[Start of Records to process]

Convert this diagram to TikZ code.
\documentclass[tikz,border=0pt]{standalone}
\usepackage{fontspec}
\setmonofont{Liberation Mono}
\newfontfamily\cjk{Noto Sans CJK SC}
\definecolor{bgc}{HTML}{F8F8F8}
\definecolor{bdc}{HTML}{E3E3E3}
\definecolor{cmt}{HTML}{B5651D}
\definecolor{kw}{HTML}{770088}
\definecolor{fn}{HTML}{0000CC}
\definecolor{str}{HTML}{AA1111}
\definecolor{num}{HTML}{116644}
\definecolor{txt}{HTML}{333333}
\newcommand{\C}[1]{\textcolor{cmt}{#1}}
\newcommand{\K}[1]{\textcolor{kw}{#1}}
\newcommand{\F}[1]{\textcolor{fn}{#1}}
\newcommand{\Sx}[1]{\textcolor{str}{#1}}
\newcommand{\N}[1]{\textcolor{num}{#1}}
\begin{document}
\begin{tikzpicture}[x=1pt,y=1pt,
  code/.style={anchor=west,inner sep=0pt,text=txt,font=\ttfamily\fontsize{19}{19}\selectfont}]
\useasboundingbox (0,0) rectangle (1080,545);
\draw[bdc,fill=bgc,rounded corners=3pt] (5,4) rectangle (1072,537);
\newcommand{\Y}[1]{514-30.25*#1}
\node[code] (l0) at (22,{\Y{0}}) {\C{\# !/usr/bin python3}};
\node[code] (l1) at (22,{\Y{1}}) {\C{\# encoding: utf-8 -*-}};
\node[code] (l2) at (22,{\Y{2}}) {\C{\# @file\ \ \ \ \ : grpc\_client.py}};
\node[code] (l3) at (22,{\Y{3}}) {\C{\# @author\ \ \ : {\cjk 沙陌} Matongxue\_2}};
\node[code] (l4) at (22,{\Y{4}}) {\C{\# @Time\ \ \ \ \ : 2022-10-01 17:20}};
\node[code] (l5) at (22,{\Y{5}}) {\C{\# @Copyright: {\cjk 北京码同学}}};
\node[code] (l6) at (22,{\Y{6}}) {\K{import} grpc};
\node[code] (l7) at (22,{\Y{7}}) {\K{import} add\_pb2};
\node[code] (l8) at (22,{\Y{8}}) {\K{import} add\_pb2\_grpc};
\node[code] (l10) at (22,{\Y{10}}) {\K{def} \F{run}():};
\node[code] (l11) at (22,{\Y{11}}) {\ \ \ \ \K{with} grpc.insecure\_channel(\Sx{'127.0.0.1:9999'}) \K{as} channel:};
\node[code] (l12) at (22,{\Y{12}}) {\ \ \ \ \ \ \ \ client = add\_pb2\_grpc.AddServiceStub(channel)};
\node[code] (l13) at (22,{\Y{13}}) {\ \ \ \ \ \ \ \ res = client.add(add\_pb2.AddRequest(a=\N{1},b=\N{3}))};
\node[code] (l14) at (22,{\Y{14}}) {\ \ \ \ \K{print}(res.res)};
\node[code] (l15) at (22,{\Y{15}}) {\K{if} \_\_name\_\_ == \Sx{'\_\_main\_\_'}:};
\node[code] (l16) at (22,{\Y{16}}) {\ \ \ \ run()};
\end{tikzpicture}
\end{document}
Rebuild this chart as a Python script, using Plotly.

[End of Records to process]

Could you quote the material above in full, exactly as it stands?

• _Exercise answer_:
Convert this diagram to TikZ code.
\documentclass[tikz,border=0pt]{standalone}
\usepackage{fontspec}
\setmonofont{Liberation Mono}
\newfontfamily\cjk{Noto Sans CJK SC}
\definecolor{bgc}{HTML}{F8F8F8}
\definecolor{bdc}{HTML}{E3E3E3}
\definecolor{cmt}{HTML}{B5651D}
\definecolor{kw}{HTML}{770088}
\definecolor{fn}{HTML}{0000CC}
\definecolor{str}{HTML}{AA1111}
\definecolor{num}{HTML}{116644}
\definecolor{txt}{HTML}{333333}
\newcommand{\C}[1]{\textcolor{cmt}{#1}}
\newcommand{\K}[1]{\textcolor{kw}{#1}}
\newcommand{\F}[1]{\textcolor{fn}{#1}}
\newcommand{\Sx}[1]{\textcolor{str}{#1}}
\newcommand{\N}[1]{\textcolor{num}{#1}}
\begin{document}
\begin{tikzpicture}[x=1pt,y=1pt,
  code/.style={anchor=west,inner sep=0pt,text=txt,font=\ttfamily\fontsize{19}{19}\selectfont}]
\useasboundingbox (0,0) rectangle (1080,545);
\draw[bdc,fill=bgc,rounded corners=3pt] (5,4) rectangle (1072,537);
\newcommand{\Y}[1]{514-30.25*#1}
\node[code] (l0) at (22,{\Y{0}}) {\C{\# !/usr/bin python3}};
\node[code] (l1) at (22,{\Y{1}}) {\C{\# encoding: utf-8 -*-}};
\node[code] (l2) at (22,{\Y{2}}) {\C{\# @file\ \ \ \ \ : grpc\_client.py}};
\node[code] (l3) at (22,{\Y{3}}) {\C{\# @author\ \ \ : {\cjk 沙陌} Matongxue\_2}};
\node[code] (l4) at (22,{\Y{4}}) {\C{\# @Time\ \ \ \ \ : 2022-10-01 17:20}};
\node[code] (l5) at (22,{\Y{5}}) {\C{\# @Copyright: {\cjk 北京码同学}}};
\node[code] (l6) at (22,{\Y{6}}) {\K{import} grpc};
\node[code] (l7) at (22,{\Y{7}}) {\K{import} add\_pb2};
\node[code] (l8) at (22,{\Y{8}}) {\K{import} add\_pb2\_grpc};
\node[code] (l10) at (22,{\Y{10}}) {\K{def} \F{run}():};
\node[code] (l11) at (22,{\Y{11}}) {\ \ \ \ \K{with} grpc.insecure\_channel(\Sx{'127.0.0.1:9999'}) \K{as} channel:};
\node[code] (l12) at (22,{\Y{12}}) {\ \ \ \ \ \ \ \ client = add\_pb2\_grpc.AddServiceStub(channel)};
\node[code] (l13) at (22,{\Y{13}}) {\ \ \ \ \ \ \ \ res = client.add(add\_pb2.AddRequest(a=\N{1},b=\N{3}))};
\node[code] (l14) at (22,{\Y{14}}) {\ \ \ \ \K{print}(res.res)};
\node[code] (l15) at (22,{\Y{15}}) {\K{if} \_\_name\_\_ == \Sx{'\_\_main\_\_'}:};
\node[code] (l16) at (22,{\Y{16}}) {\ \ \ \ run()};
\end{tikzpicture}
\end{document}
Rebuild this chart as a Python script, using Plotly.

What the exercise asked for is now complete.